Nie żyje polski podróżnik. Poszukiwano go od kilku miesięcy
Nie żyje polski podróżnik i fotograf Grzegorz Gawlik. Ostatnio relacjonował swoją wyprawę do Japonii, jednak w kwietniu tego roku nagle urwał się z nim kontakt. Jego ciało zostało odnalezione na czynnym wulkanie Ontake w piątek 7 lipca.
Jego największą pasją była eksploracja wulkanów. Od 2006 roku konsekwentnie realizował "Projekt 100 wulkanów". Udało mu się zdobyć ponad połowę.
Ciało polskiego podróżnika znaleziono w Japonii
Pod koniec marca Grzegorz Gawlik wyruszył do Japonii.
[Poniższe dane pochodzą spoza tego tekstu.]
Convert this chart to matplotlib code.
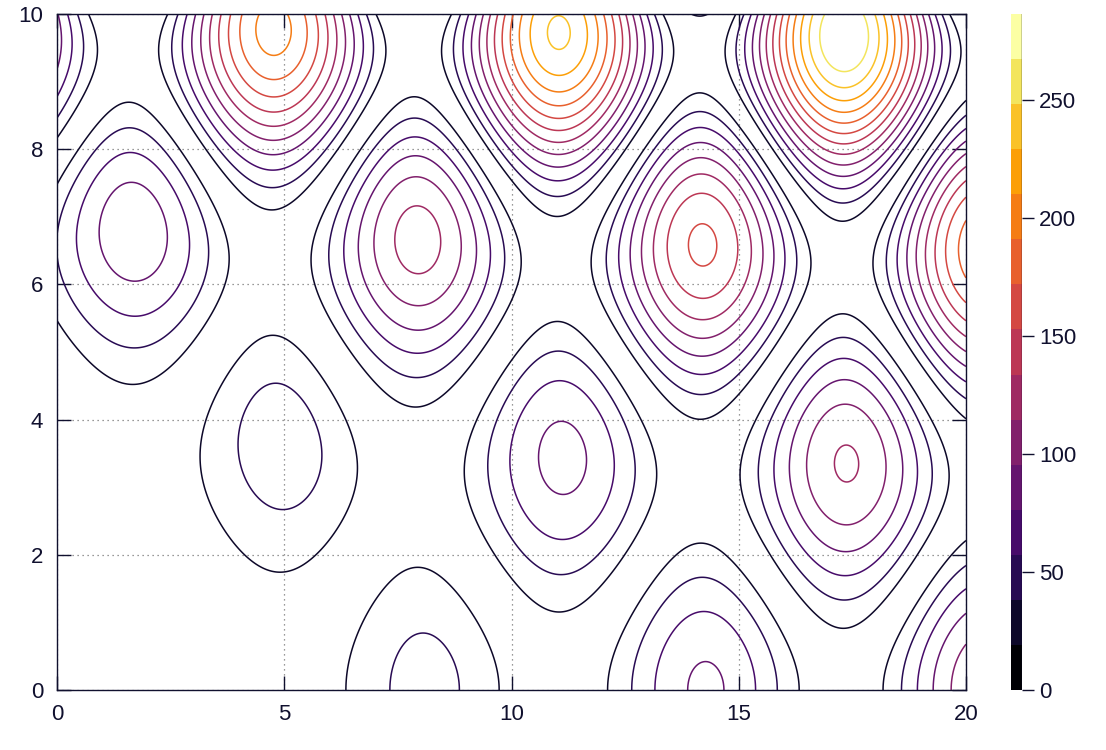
import numpy as np
import matplotlib
matplotlib.use("Agg")
import matplotlib.pyplot as plt
from matplotlib.colors import ListedColormap, BoundaryNorm
import matplotlib.colorbar as mcolorbar

# grid of the surface z = (3x + y^2) * |sin x + cos y|
x = np.linspace(0, 20, 801)
y = np.linspace(0, 10, 401)
X, Y = np.meshgrid(x, y)
Z = (3 * X + Y ** 2) * np.abs(np.sin(X) + np.cos(Y))

zmin, zmax = 0.0, float(Z.max())
line_levels = np.linspace(zmin, zmax, 15)   # 13 inner contour lines
band_levels = np.linspace(zmin, zmax, 16)   # 15 colorbar bands
x_ticks = [0, 5, 10, 15, 20]
y_ticks = [0, 2, 4, 6, 8, 10]
cbar_ticks = [0, 50, 100, 150, 200, 250]

txt = "#10102e"
plt.rcParams["font.family"] = ["Liberation Sans", "DejaVu Sans"]

fig = plt.figure(figsize=(11.06, 7.5), dpi=100)
ax = fig.add_axes([57 / 1106, 1 - 690 / 750, (966 - 57) / 1106, (690 - 14) / 750])

cmap = plt.get_cmap("inferno")
ax.contour(X, Y, Z, levels=line_levels[1:-1], cmap=cmap, vmin=zmin, vmax=zmax,
           linewidths=1.1)

ax.set_xlim(0, 20)
ax.set_ylim(0, 10)
ax.set_xticks(x_ticks)
ax.set_yticks(y_ticks)
ax.grid(True, linestyle=(0, (1, 3)), color="#777777", linewidth=0.9)
ax.tick_params(direction="in", length=10, width=1.0, color=txt, labelcolor=txt,
               top=True, right=True, labelsize=16, pad=10)
for s in ax.spines.values():
    s.set_color(txt)
    s.set_linewidth(1.0)

# discrete colorbar
band_colors = [cmap(i / 14) for i in range(15)]
cax = fig.add_axes([1011 / 1106, 1 - 690 / 750, 11 / 1106, (690 - 14) / 750])
cb = mcolorbar.ColorbarBase(cax, cmap=ListedColormap(band_colors),
                            norm=BoundaryNorm(band_levels, 15), boundaries=band_levels,
                            ticks=cbar_ticks, orientation="vertical")
cb.outline.set_visible(False)
cb.minorticks_off()
cax.axvline(1, color=txt, linewidth=1.0)
cax.tick_params(direction="out", length=8.5, width=1.0, color=txt, labelcolor=txt,
                labelsize=16, pad=4)
cax.tick_params(which="minor", length=0)
cax.set_yticklabels([str(t) for t in cbar_ticks])

fig.savefig("out.png", dpi=100)
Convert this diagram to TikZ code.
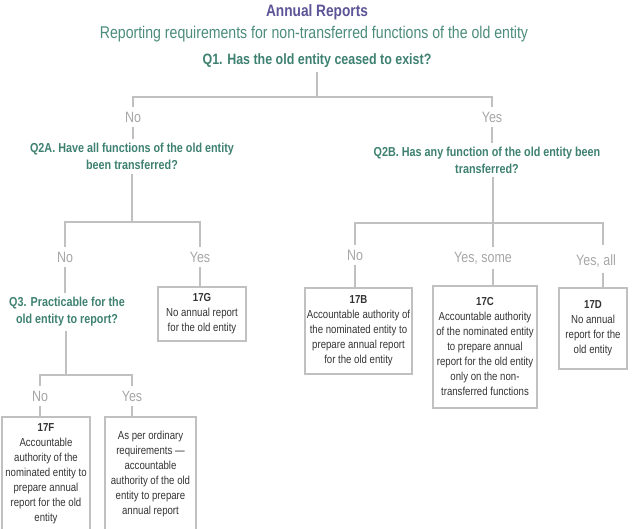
\documentclass[tikz,border=0pt]{standalone}
\usepackage{fontspec}
\setmainfont{Liberation Sans}[FakeStretch=0.83]
\definecolor{titlepurple}{HTML}{5B5597}
\definecolor{qgreen}{HTML}{3E8170}
\definecolor{subgreen}{HTML}{4B8C7B}
\definecolor{linegray}{HTML}{C0C0C0}
\definecolor{answergray}{HTML}{A6A6A6}
\definecolor{boxtext}{HTML}{333333}

\begin{document}
\begin{tikzpicture}[x=1pt, y=-1pt,
    heading/.style={text=titlepurple, font=\fontsize{16.5}{20}\selectfont\bfseries, inner sep=0pt},
    subheading/.style={text=subgreen, font=\fontsize{17}{20}\selectfont, inner sep=0pt},
    question/.style={text=qgreen, font=\fontsize{13}{17}\selectfont\bfseries, align=center, inner sep=4pt},
    answer/.style={text=answergray, font=\fontsize{15}{18}\selectfont, inner sep=5pt},
    outcome/.style={draw=linegray, line width=1.6pt, text=boxtext,
        font=\fontsize{11.6}{15}\selectfont, align=center, inner sep=0pt, anchor=north},
    edge/.style={draw=linegray, line width=1.6pt}
]
    \useasboundingbox (0,0) rectangle (634,529);
    \node[heading] (title) at (317,12) {Annual Reports};
    \node[subheading] (subtitle) at (314,34) {Reporting requirements for non-transferred functions of the old entity};
    \node[question, font=\fontsize{15}{18}\selectfont\bfseries] (q1) at (317,61) {Q1. Has the old entity ceased to exist?};
    \node[answer] (q1no) at (133,117) {No};
    \node[answer] (q1yes) at (492,117) {Yes};
    \node[question] (q2a) at (132,156.5) {Q2A. Have all functions of the old entity\\been transferred?};
    \node[question] (q2b) at (487,160) {Q2B. Has any function of the old entity been\\transferred?};
    \node[answer] (q2ano) at (65,257) {No};
    \node[answer] (q2ayes) at (200,257) {Yes};
    \node[question] (q3) at (67,312) {Q3. Practicable for the\\old entity to report?};
    \node[answer] (q2bno) at (355,255) {No};
    \node[answer] (q2bsome) at (483,258) {Yes, some};
    \node[answer] (q2ball) at (596,261) {Yes, all};
    \node[answer] (q3no) at (40,396) {No};
    \node[answer] (q3yes) at (132,396) {Yes};
    \node[outcome, minimum width=88, minimum height=54] (g17) at (202,286)
        {\textbf{17G}\\No annual report\\for the old entity};
    \node[outcome, minimum width=107, minimum height=86] (b17) at (358.5,287)
        {\textbf{17B}\\Accountable authority of\\the nominated entity to\\prepare annual report\\for the old entity};
    \node[outcome, minimum width=104, minimum height=122] (c17) at (485,285)
        {\textbf{17C}\\Accountable authority\\of the nominated entity\\to prepare annual\\report for the old entity\\only on the non-\\transferred functions};
    \node[outcome, minimum width=68, minimum height=81] (d17) at (593,287)
        {\textbf{17D}\\No annual\\report for the\\old entity};
    \node[outcome, draw=none, minimum width=86, minimum height=112] (f17) at (46,417)
        {\textbf{17F}\\Accountable\\authority of the\\nominated entity to\\prepare annual\\report for the old\\entity};
    \node[outcome, draw=none, minimum width=89, minimum height=112] (ordinary) at (150.5,417)
        {As per ordinary\\requirements ---\\accountable\\authority of the old\\entity to prepare\\annual report};
    \coordinate (f1) at (317,97);
    \coordinate (f2a) at (132,222);
    \coordinate (f2b) at (493,223);
    \coordinate (t2ball) at (603,245);
    \coordinate (f3) at (66,375);
    \draw[edge] (q1) -- (f1);
    \draw[edge] (q1no) |- (f1) -| (q1yes);
    \draw[edge] (q1no) -- (q1no |- q2a.north);
    \draw[edge] (q1yes) -- (q1yes |- q2b.north);
    \draw[edge] (q2a) -- (f2a);
    \draw[edge] (q2ano) |- (f2a) -| (q2ayes);
    \draw[edge] (q2ano) -- (q2ano |- q3.north);
    \draw[edge] (q2ayes) -- (q2ayes |- g17.north);
    \draw[edge] (q2b.south -| f2b) -- (f2b);
    \draw[edge] (q2bno) |- (f2b) -| (t2ball);
    \draw[edge] (f2b) -- (f2b |- q2bsome.north);
    \draw[edge] (q2bno) -- (q2bno |- b17.north);
    \draw[edge] (q2bsome.south -| f2b) -- (f2b |- c17.north);
    \draw[edge] (q2ball.south -| t2ball) -- (t2ball |- d17.north);
    \draw[edge] (q3.south -| f3) -- (f3);
    \draw[edge] (q3no) |- (f3) -| (q3yes);
    \draw[edge] (q3no) -- (q3no |- f17.north);
    \draw[edge] (q3yes) -- (q3yes |- ordinary.north);
    \draw[edge] (f17.south west) -- (f17.north west) -- (f17.north east) -- (f17.south east);
    \draw[edge] (ordinary.south west) -- (ordinary.north west) -- (ordinary.north east) -- (ordinary.south east);
\end{tikzpicture}
\end{document}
Wyprawę relacjonował w mediach społecznościowych. Odwiedził m.in. Tokio oraz Osakę. Następnie, udał się w góry Hida, nazywane są japońskimi Alpami. Tam miał osiągnąć cel swojej wyprawy - szczyt Ontake.
Wulkan miał zamiar zdobyć w ciągu jednego dnia. Gawlik zaginął 7 kwietnia. Poszukiwania w rejonie góry trwały 11 dni, później musiały zostać wstrzymane. Akcja była kontynuowana po roztopach.
W piątek najpierw odnaleziono plecak podróżnika, a następnie jego ciało. Zwłoki mężczyzny znajdowały się na zboczu Ontaki na wysokości 2350 m n.p.m. Odnaleziono je w stromej dolinie, blisko południowo-wschodniego zbocza.
"Ludzie patrzą na mnie jak na wariata"
Gawlik wielokrotnie opowiadał o swojej pasji w mediach."Wulkany mnie fascynują. Są takie, gdzie tylko nieliczni stanęli ludzką stopą. W trakcie treningów chodzę z plecakiem wypchanym kamieniami po parkach, ubrany w trzy dresy. Ludzie patrzą na mnie jak na wariata"
"Na wysokości powyżej sześciu tys. metrów plecak waży tony" - mówił Gawlik w wywiadzie dla Faktu, opowiadając o swojej pasji."Ryzyko, że czynny wulkan w każdej chwili może eksplodować, daje mi ogromnego kopa adrenaliny".
Ostatnia wyprawa podróżnika
Informację o śmierci podróżnika przekazał portalgorski.pl, powołując się na prowadzącego blog Wulkany Świata.
"Dziękuję za wszystko, co dla mnie zrobiłeś. Za zdjęcia, skały, rozmowy, wywiady, porady, pokazanie mi Bytomia i jego geologicznych okolic. Za to, że mogłem pokazać twoje wulkaniczne wyprawy na Wulkanach Świata, co zawsze czyniłem z przyjemnością" - napisał autor bloga Wulkany Świata na Facebooku.